---------- Data shown ----------
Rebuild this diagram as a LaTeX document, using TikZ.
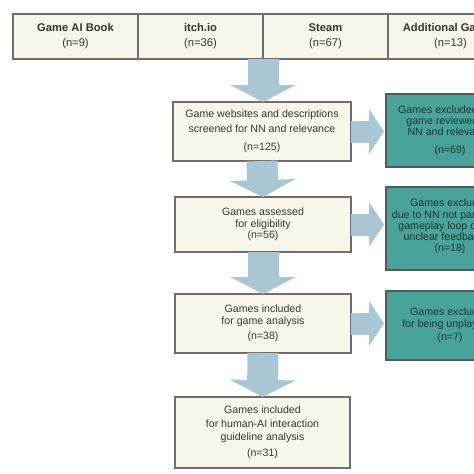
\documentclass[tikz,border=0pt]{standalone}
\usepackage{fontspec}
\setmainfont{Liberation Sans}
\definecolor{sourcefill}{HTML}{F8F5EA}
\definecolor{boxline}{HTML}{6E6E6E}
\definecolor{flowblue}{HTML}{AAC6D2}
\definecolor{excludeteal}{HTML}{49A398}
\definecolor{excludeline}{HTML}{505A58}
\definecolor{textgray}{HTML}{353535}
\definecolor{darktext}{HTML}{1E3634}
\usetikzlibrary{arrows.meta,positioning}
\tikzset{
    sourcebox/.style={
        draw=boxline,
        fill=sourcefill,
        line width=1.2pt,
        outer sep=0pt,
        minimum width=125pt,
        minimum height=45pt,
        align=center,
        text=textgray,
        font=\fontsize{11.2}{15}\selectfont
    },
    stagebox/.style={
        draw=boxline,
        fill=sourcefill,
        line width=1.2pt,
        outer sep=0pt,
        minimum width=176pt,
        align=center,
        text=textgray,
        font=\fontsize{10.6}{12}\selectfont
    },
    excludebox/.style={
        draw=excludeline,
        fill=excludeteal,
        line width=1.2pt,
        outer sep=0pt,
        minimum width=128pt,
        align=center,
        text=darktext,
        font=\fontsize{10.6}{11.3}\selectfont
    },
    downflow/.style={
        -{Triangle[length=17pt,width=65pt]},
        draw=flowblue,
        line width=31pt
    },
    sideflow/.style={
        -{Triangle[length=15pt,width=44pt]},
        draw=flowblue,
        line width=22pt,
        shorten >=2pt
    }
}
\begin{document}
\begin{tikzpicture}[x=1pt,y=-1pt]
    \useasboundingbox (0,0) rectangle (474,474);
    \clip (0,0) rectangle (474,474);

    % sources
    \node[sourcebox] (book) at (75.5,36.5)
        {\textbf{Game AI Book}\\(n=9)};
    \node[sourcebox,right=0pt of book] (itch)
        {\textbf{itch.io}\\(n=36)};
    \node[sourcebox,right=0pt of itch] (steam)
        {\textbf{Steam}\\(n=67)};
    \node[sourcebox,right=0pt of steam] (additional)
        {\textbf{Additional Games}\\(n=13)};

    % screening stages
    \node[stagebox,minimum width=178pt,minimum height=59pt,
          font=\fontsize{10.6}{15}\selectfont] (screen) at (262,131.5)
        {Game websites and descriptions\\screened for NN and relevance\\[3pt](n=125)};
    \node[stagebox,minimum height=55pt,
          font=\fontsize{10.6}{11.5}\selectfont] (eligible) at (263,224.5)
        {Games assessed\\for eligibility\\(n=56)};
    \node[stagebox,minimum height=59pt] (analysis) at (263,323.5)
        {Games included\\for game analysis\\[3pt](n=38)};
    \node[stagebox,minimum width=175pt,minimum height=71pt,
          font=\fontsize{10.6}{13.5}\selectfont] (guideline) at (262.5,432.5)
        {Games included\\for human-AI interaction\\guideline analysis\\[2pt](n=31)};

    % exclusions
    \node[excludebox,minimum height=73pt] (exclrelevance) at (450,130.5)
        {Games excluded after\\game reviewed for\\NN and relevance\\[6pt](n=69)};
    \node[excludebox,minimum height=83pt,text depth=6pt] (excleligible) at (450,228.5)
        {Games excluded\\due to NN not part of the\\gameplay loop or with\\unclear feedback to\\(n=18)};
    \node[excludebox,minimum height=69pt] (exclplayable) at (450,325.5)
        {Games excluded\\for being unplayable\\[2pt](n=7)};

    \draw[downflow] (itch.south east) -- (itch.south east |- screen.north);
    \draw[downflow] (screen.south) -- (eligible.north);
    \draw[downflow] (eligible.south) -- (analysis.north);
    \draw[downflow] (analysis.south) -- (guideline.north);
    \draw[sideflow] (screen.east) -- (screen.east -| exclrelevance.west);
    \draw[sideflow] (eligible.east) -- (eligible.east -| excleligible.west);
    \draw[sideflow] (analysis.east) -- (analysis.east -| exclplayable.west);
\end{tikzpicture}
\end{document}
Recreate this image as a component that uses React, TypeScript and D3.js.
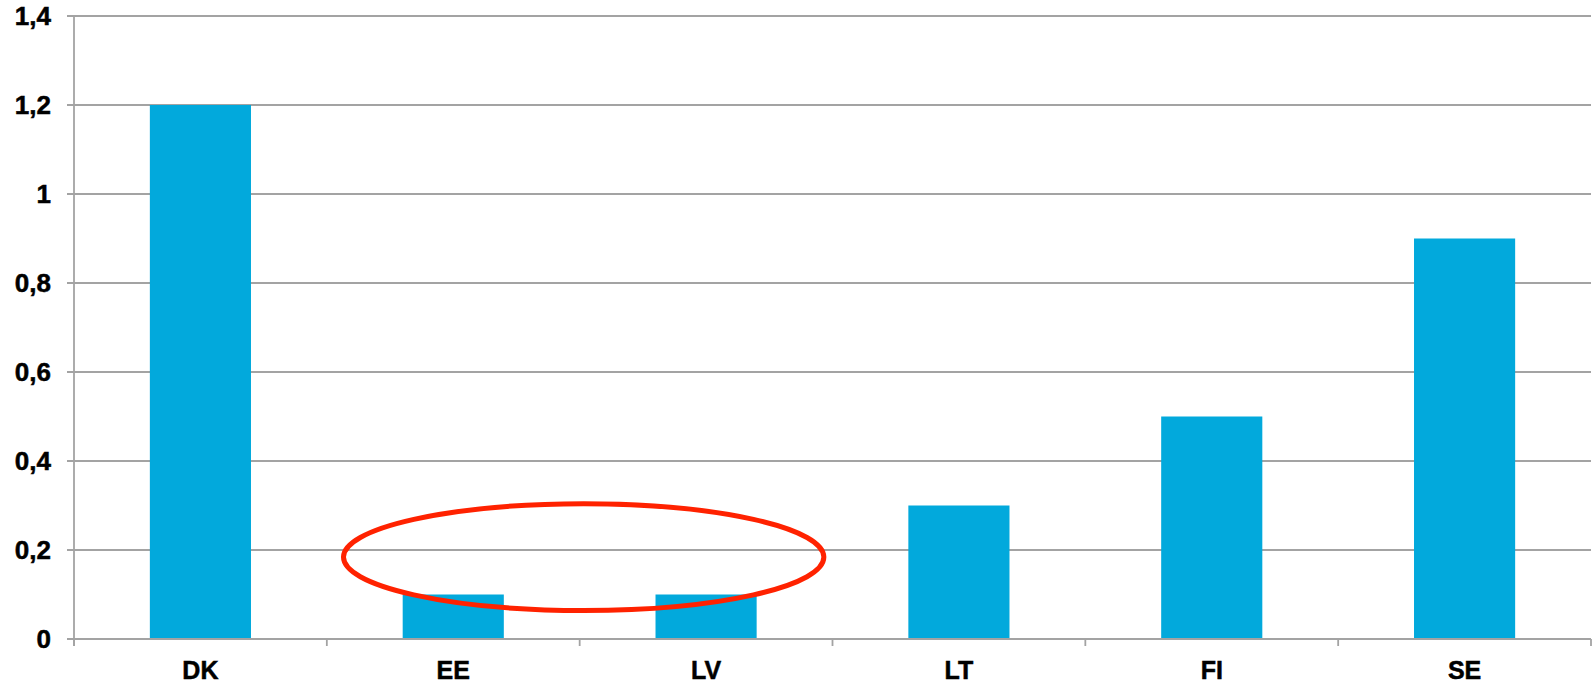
----------
---------- Data shown ----------
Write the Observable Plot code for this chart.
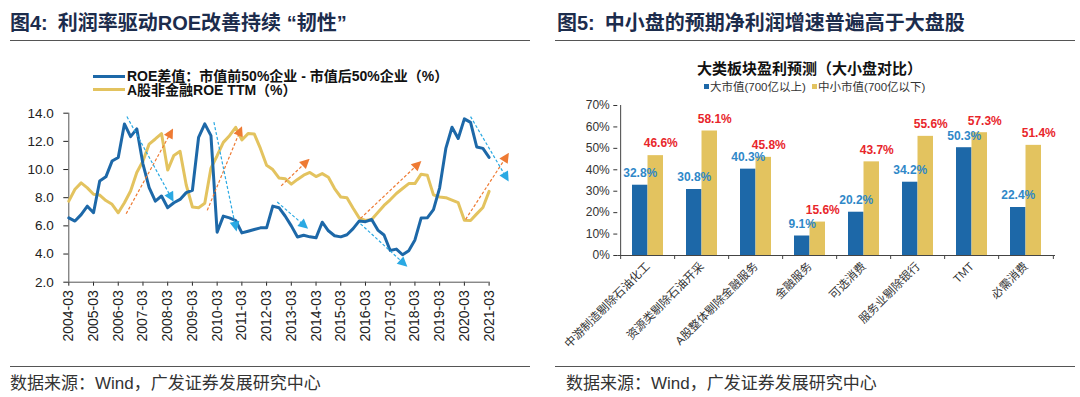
----------
---------- Data shown ----------
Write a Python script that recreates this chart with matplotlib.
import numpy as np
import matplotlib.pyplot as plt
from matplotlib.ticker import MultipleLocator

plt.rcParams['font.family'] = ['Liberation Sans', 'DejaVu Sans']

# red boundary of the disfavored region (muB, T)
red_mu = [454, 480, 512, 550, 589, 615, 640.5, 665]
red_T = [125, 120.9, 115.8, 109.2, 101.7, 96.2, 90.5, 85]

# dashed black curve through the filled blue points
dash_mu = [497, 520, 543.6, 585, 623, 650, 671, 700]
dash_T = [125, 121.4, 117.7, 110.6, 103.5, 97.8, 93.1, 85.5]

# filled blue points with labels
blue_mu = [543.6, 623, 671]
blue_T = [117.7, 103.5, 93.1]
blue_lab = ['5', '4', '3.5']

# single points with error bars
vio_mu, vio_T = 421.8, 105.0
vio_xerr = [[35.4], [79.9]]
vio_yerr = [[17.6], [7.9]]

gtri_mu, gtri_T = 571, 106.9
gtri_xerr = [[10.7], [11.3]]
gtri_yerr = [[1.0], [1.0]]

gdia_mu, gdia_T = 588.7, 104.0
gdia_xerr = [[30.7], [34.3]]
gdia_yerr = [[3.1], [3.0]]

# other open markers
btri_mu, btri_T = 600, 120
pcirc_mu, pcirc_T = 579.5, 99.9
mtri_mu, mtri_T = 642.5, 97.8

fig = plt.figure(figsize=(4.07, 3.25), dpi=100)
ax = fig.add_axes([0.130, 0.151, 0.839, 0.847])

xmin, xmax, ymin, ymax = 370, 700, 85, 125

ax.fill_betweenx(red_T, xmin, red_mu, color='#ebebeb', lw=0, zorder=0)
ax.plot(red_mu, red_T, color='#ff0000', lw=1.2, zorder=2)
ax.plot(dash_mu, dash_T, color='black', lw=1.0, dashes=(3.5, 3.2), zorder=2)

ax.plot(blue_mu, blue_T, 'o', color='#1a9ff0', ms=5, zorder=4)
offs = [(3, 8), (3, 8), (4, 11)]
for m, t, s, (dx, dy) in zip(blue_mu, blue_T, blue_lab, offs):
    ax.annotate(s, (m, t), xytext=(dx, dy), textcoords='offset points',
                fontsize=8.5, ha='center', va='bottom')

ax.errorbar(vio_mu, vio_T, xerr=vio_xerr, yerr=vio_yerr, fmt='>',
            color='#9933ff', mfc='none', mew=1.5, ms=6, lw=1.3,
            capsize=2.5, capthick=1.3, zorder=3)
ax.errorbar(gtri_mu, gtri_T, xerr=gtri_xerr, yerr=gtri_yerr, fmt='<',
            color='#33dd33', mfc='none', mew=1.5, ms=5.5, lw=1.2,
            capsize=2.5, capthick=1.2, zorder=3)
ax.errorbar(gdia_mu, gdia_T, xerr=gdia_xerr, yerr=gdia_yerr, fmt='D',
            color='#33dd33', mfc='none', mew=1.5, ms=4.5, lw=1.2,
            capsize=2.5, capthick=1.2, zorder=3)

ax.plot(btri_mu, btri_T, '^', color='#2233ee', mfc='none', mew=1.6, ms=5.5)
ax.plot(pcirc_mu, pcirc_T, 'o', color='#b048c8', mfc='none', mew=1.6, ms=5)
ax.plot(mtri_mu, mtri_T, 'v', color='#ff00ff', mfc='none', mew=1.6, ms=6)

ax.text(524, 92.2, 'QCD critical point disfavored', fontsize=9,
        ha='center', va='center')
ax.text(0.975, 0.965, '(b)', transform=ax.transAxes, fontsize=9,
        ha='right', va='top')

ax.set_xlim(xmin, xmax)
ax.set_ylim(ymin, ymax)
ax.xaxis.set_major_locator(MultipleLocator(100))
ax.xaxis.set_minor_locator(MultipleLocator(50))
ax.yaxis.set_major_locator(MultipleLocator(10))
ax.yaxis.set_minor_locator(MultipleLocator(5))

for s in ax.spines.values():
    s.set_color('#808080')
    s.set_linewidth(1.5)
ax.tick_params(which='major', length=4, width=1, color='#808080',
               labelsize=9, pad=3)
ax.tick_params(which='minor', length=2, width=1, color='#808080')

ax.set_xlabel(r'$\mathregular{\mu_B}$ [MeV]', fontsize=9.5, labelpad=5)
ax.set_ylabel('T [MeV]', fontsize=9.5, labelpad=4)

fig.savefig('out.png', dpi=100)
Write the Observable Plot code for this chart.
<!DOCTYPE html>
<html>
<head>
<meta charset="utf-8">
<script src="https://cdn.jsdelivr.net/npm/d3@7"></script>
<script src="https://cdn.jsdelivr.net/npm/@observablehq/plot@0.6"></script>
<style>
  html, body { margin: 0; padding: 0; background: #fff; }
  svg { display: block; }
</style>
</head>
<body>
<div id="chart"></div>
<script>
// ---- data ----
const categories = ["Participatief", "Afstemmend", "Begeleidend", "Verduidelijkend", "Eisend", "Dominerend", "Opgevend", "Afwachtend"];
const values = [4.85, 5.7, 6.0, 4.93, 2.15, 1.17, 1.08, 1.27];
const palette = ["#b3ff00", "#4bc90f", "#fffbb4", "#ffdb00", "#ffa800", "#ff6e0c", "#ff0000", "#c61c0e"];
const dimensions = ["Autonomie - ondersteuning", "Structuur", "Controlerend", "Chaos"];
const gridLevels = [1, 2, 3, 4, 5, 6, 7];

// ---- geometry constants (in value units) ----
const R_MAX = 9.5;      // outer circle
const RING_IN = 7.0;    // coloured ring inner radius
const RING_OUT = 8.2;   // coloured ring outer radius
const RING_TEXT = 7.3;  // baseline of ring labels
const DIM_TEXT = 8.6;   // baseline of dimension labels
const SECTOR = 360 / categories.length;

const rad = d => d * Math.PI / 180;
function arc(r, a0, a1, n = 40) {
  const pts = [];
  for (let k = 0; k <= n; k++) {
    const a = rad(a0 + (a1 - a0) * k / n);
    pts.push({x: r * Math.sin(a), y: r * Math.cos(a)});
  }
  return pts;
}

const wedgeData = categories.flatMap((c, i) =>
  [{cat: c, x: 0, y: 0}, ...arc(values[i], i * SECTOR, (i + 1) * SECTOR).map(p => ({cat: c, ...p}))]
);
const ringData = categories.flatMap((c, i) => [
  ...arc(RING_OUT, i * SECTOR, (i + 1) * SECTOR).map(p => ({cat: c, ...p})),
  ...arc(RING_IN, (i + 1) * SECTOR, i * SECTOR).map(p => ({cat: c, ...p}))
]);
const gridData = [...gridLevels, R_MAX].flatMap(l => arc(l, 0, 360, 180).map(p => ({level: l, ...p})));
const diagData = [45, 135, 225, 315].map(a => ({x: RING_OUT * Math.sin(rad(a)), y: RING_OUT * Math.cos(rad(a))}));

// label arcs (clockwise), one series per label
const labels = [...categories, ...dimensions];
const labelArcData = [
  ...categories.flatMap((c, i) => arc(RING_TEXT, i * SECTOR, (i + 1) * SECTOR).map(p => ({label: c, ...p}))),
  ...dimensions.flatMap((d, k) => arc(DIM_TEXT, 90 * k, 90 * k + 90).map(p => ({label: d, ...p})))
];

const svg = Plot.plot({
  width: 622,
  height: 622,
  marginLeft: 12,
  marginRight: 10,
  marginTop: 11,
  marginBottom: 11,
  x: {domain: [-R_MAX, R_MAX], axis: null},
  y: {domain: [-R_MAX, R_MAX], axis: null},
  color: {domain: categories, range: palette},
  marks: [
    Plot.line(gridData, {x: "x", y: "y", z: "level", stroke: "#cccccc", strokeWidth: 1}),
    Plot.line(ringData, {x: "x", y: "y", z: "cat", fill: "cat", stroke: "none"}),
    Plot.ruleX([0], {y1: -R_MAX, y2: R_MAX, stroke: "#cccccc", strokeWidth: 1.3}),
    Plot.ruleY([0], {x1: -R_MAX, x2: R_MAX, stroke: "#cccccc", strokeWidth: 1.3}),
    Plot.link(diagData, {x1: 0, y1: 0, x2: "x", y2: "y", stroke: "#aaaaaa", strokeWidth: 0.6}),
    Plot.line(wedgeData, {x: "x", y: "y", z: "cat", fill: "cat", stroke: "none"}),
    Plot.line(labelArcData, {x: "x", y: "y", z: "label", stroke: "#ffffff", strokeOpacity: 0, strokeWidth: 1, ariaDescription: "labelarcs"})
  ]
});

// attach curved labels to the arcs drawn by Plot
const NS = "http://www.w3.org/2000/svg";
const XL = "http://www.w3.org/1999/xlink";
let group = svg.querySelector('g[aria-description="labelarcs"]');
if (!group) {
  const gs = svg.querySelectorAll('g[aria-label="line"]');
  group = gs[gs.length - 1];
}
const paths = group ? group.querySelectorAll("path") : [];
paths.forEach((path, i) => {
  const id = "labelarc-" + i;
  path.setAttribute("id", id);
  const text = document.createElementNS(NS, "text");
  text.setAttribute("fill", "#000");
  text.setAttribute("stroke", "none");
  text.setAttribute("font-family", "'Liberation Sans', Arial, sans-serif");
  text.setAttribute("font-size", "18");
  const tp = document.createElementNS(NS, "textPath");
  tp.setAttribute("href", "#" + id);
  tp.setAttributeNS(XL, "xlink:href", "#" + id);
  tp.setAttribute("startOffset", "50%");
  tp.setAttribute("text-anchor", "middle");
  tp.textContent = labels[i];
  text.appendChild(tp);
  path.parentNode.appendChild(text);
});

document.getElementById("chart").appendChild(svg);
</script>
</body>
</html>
----------
Within the listing above, locate the line containing "Write a Python" and the line containing "red_T = [125, 120.9, 115.8, 109.2, 101.7, 96.2, 90.5, 85]". Reproduce those two lines and all lines between them exactly, with nothing added.

Write a Python script that recreates this chart with matplotlib.
import numpy as np
import matplotlib.pyplot as plt
from matplotlib.ticker import MultipleLocator

plt.rcParams['font.family'] = ['Liberation Sans', 'DejaVu Sans']

# red boundary of the disfavored region (muB, T)
red_mu = [454, 480, 512, 550, 589, 615, 640.5, 665]
red_T = [125, 120.9, 115.8, 109.2, 101.7, 96.2, 90.5, 85]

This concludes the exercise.